Advanced Tactics: The "Two-Payment" Method
Some people prefer paying their balance twice a month. Once on the 15th, once on the 30th. This keeps your "Credit Utilization" low, which helps your credit score, and it ensures you never get hit with a bill larger than your paycheck. It’s not mathematically necessary if you’re paying the statement balance, but psychologically, it’s a powerhouse move.

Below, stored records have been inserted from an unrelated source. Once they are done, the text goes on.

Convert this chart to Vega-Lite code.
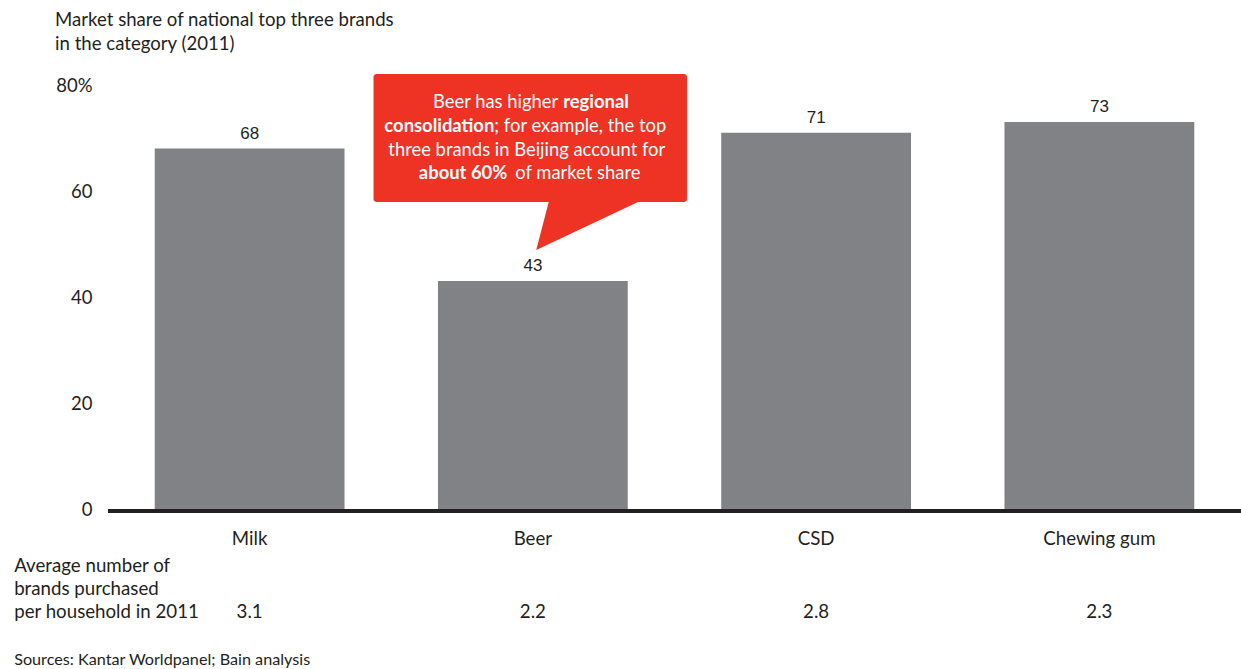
{
  "$schema": "https://vega.github.io/schema/vega-lite/v6.json",
  "width": 1133,
  "height": 424,
  "autosize": "none",
  "padding": {"left": 108, "top": 85, "right": 0, "bottom": 160},
  "background": "white",
  "config": {"view": {"stroke": null}, "font": "Lato", "text": {"color": "#231f20"}},
  "resolve": {"scale": {"x": "independent"}},
  "layer": [
    {
      "data": {
        "values": [
          {"category": "Milk", "share": 68, "brands": "3.1"},
          {"category": "Beer", "share": 43, "brands": "2.2"},
          {"category": "CSD", "share": 71, "brands": "2.8"},
          {"category": "Chewing gum", "share": 73, "brands": "2.3"}
        ]
      },
      "encoding": {
        "x": {
          "field": "category", "type": "nominal", "sort": null,
          "scale": {"paddingInner": 0.33, "paddingOuter": 0.165},
          "axis": {"title": null, "domain": false, "ticks": false, "labelAngle": 0, "labelPadding": 35, "labelBaseline": "alphabetic", "labelFont": "Lato", "labelFontSize": 18.7, "labelColor": "#231f20"}
        },
        "y": {
          "field": "share", "type": "quantitative",
          "scale": {"domain": [0, 80], "nice": false},
          "axis": {"title": null, "domain": false, "ticks": false, "grid": false, "values": [0, 20, 40, 60, 80], "labelExpr": "datum.value == 80 ? '80%' : datum.label", "labelPadding": 16, "labelFont": "Lato", "labelFontSize": 18.5, "labelColor": "#231f20"}
        }
      },
      "layer": [
        {"mark": {"type": "bar", "color": "#818285"}},
        {"mark": {"type": "text", "baseline": "alphabetic", "dy": -10, "font": "Liberation Sans", "fontSize": 17}, "encoding": {"text": {"field": "share"}}},
        {"mark": {"type": "text", "baseline": "alphabetic", "font": "Lato", "fontSize": 18.7}, "encoding": {"y": {"datum": -20.57}, "text": {"field": "brands"}}}
      ]
    },
    {
      "data": {"values": [{}]},
      "layer": [
        {"mark": {"type": "rule", "strokeWidth": 4, "color": "#231f20", "yOffset": 2}, "encoding": {"x": {"datum": 0, "type": "quantitative", "scale": {"domain": [0, 4], "nice": false, "zero": false}, "axis": null}, "x2": {"datum": 4}, "y": {"datum": 0}}},
        {"mark": {"type": "rect", "color": "#ee3224", "cornerRadius": 3}, "encoding": {"x": {"datum": 0.9374, "type": "quantitative", "axis": null}, "x2": {"datum": 2.0441}, "y": {"datum": 82.08}, "y2": {"datum": 57.92}}},
        {"mark": {"type": "point", "filled": true, "color": "#ee3224", "opacity": 1, "strokeWidth": 0, "size": 10000, "shape": "M 0 0 L 0.26 -1.0 L 2.12 -1.0 Z"}, "encoding": {"x": {"datum": 1.5119, "type": "quantitative", "axis": null}, "y": {"datum": 48.87}}},
        {"mark": {"type": "text", "align": "right", "baseline": "alphabetic", "fontSize": 18.4, "color": "white", "text": "Beer has higher"}, "encoding": {"x": {"datum": 1.5894, "type": "quantitative", "axis": null}, "y": {"datum": 75.6}}},
        {"mark": {"type": "text", "align": "left", "baseline": "alphabetic", "fontSize": 18.4, "fontWeight": "bold", "color": "white", "text": "regional"}, "encoding": {"x": {"datum": 1.607, "type": "quantitative", "axis": null}, "y": {"datum": 75.6}}},
        {"mark": {"type": "text", "align": "right", "baseline": "alphabetic", "fontSize": 18.4, "fontWeight": "bold", "color": "white", "text": "consolidation"}, "encoding": {"x": {"datum": 1.3639, "type": "quantitative", "axis": null}, "y": {"datum": 71.19}}},
        {"mark": {"type": "text", "align": "left", "baseline": "alphabetic", "fontSize": 18.4, "color": "white", "text": "; for example, the top"}, "encoding": {"x": {"datum": 1.3639, "type": "quantitative", "axis": null}, "y": {"datum": 71.19}}},
        {"mark": {"type": "text", "align": "center", "baseline": "alphabetic", "fontSize": 18.4, "color": "white", "text": "three brands in Beijing account for"}, "encoding": {"x": {"datum": 1.4784, "type": "quantitative", "axis": null}, "y": {"datum": 66.66}}},
        {"mark": {"type": "text", "align": "right", "baseline": "alphabetic", "fontSize": 18.4, "fontWeight": "bold", "color": "white", "text": "about 60%"}, "encoding": {"x": {"datum": 1.4097, "type": "quantitative", "axis": null}, "y": {"datum": 62.26}}},
        {"mark": {"type": "text", "align": "left", "baseline": "alphabetic", "fontSize": 18.4, "color": "white", "text": "of market share"}, "encoding": {"x": {"datum": 1.4379, "type": "quantitative", "axis": null}, "y": {"datum": 62.26}}},
        {"mark": {"type": "text", "align": "left", "baseline": "alphabetic", "fontSize": 18.6, "lineHeight": 24, "text": ["Market share of national top three brands", "in the category (2011)"]}, "encoding": {"x": {"datum": -0.1868, "type": "quantitative", "axis": null}, "y": {"datum": 91.13}}},
        {"mark": {"type": "text", "align": "left", "baseline": "alphabetic", "fontSize": 18.7, "lineHeight": 23, "text": ["Average number of", "brands purchased", "per household in 2011"]}, "encoding": {"x": {"datum": -0.3313, "type": "quantitative", "axis": null}, "y": {"datum": -11.89}}},
        {"mark": {"type": "text", "align": "left", "baseline": "alphabetic", "fontSize": 16.2, "text": "Sources: Kantar Worldpanel; Bain analysis"}, "encoding": {"x": {"datum": -0.3313, "type": "quantitative", "axis": null}, "y": {"datum": -29.43}}}
      ]
    }
  ]
}
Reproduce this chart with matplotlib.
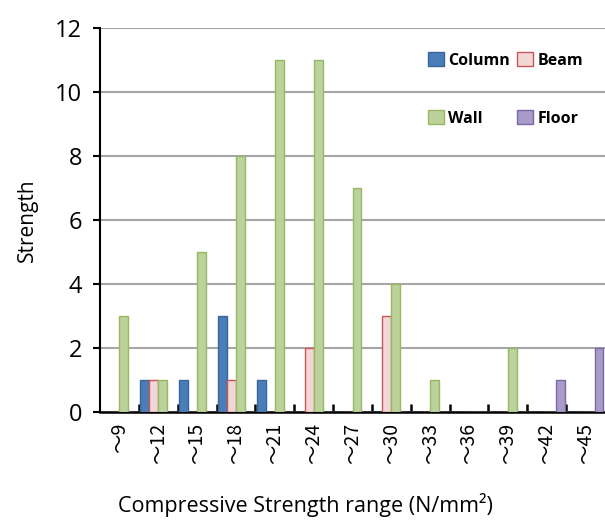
import matplotlib.pyplot as plt
import numpy as np

cats = ['〜9', '〜12', '〜15', '〜18', '〜21', '〜24', '〜27', '〜30', '〜33', '〜36', '〜39', '〜42', '〜45']
column = [0, 1, 1, 3, 1, 0, 0, 0, 0, 0, 0, 0, 0]
beam = [0, 1, 0, 1, 0, 2, 0, 3, 0, 0, 0, 0, 0]
wall = [3, 1, 5, 8, 11, 11, 7, 4, 1, 0, 2, 0, 0]
floor = [0, 0, 0, 0, 0, 0, 0, 0, 0, 0, 0, 1, 2]

series = [('Column', column, '#4a7ebb', '#3a659a'),
          ('Beam', beam, '#f2d7d7', '#c9575a'),
          ('Wall', wall, '#bcd29b', '#98b865'),
          ('Floor', floor, '#a89bc9', '#7d66a6')]

plt.rcParams['font.family'] = ['Open Sans', 'Noto Sans CJK JP', 'DejaVu Sans']

fig = plt.figure(figsize=(6.05, 5.2), dpi=100)
ax = fig.add_axes([100/605, 108/520, 505/605, 384/520])

x = np.arange(len(cats))
w = 0.23
handles = []
for i, (name, vals, fc, ec) in enumerate(series):
    h = ax.bar(x + (i - 1.5) * w, vals, w, color=fc, edgecolor=ec, linewidth=1, label=name, zorder=3)
    handles.append(h)

ax.set_xlim(-0.5, len(cats) - 0.5)
ax.set_ylim(0, 12)
ax.set_yticks(range(0, 13, 2))
ax.yaxis.grid(True, color='#a6a6a6', linewidth=1.5, zorder=0)
ax.set_axisbelow(True)

for s in ['top', 'right']:
    ax.spines[s].set_visible(False)
ax.spines['left'].set_linewidth(1.5)
ax.spines['bottom'].set_linewidth(1.8)

ax.set_xticks(x)
ax.set_xticklabels(cats, rotation=90, fontsize=14, family=['Noto Sans CJK JP'])
ax.set_xticks(np.arange(0.5, len(cats) - 0.5), minor=True)
ax.tick_params(axis='x', which='major', length=0, pad=8)
ax.tick_params(axis='x', which='minor', direction='in', length=6, width=1.8)
ax.tick_params(axis='y', direction='out', length=5, width=1.5, labelsize=17, pad=8)

ax.set_ylabel('Strength', fontsize=15, labelpad=12)
ax.set_xlabel('Compressive Strength range (N/mm²)', fontsize=15.5)
ax.xaxis.set_label_coords(0.406, -0.21)

# column-first fill: Column, Wall | Beam, Floor
order = [handles[0], handles[2], handles[1], handles[3]]
leg = ax.legend(handles=order, ncol=2, loc='upper right', bbox_to_anchor=(0.985, 0.975),
                frameon=False, prop={'weight': 'bold', 'size': 11.5},
                handlelength=1.0, handleheight=1.0, handletextpad=0.25,
                columnspacing=0.5, labelspacing=2.6)

fig.savefig('out.png', dpi=100)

Real-World Nuance: The Small Balance Trap
Sometimes, a tiny charge—like a $2.99 streaming subscription—gets left on a card you thought was empty. If you miss that, the interest might be pennies, but the late fee will be $40. And if you’re carrying a balance on another card from the same bank, they might use "cross-collateralization" or other complex terms to mess with your rates. Keep your "sock drawer" cards clean. Check them once a month or set up alerts for any transaction over $0.01.
Summary of Actionable Steps
- Audit your accounts tonight: Check every card's due date and set up autopay for the "Statement Balance," not the "Minimum Payment."
- Confirm your grace period: Log into your portal and look for the "Terms and Conditions" or "Schumer Box." Ensure your card actually offers a grace period.
- Request a fee waiver: If you’ve paid interest in the last 60 days, call the number on the back of the card today. You’d be surprised how often a five-minute call saves $50.
- Monitor your "Trailing Interest": If you recently paid off a balance you’ve been carrying, you might still see an interest charge on your next bill. This is interest that accrued between the last statement and the day you paid. Pay that final bill in full to officially reset your grace period.
- Check for 0% offers: If you are currently paying interest, look into a balance transfer card immediately. Every day you wait is money out of your pocket.
Managing how to avoid paying interest on credit card accounts isn't about being a math genius. It's about systems. It's about making it harder to fail than to succeed. Use the bank's grace period to your advantage, stay vigilant about your statement dates, and never spend money you haven't already earned. That is how you win the credit game.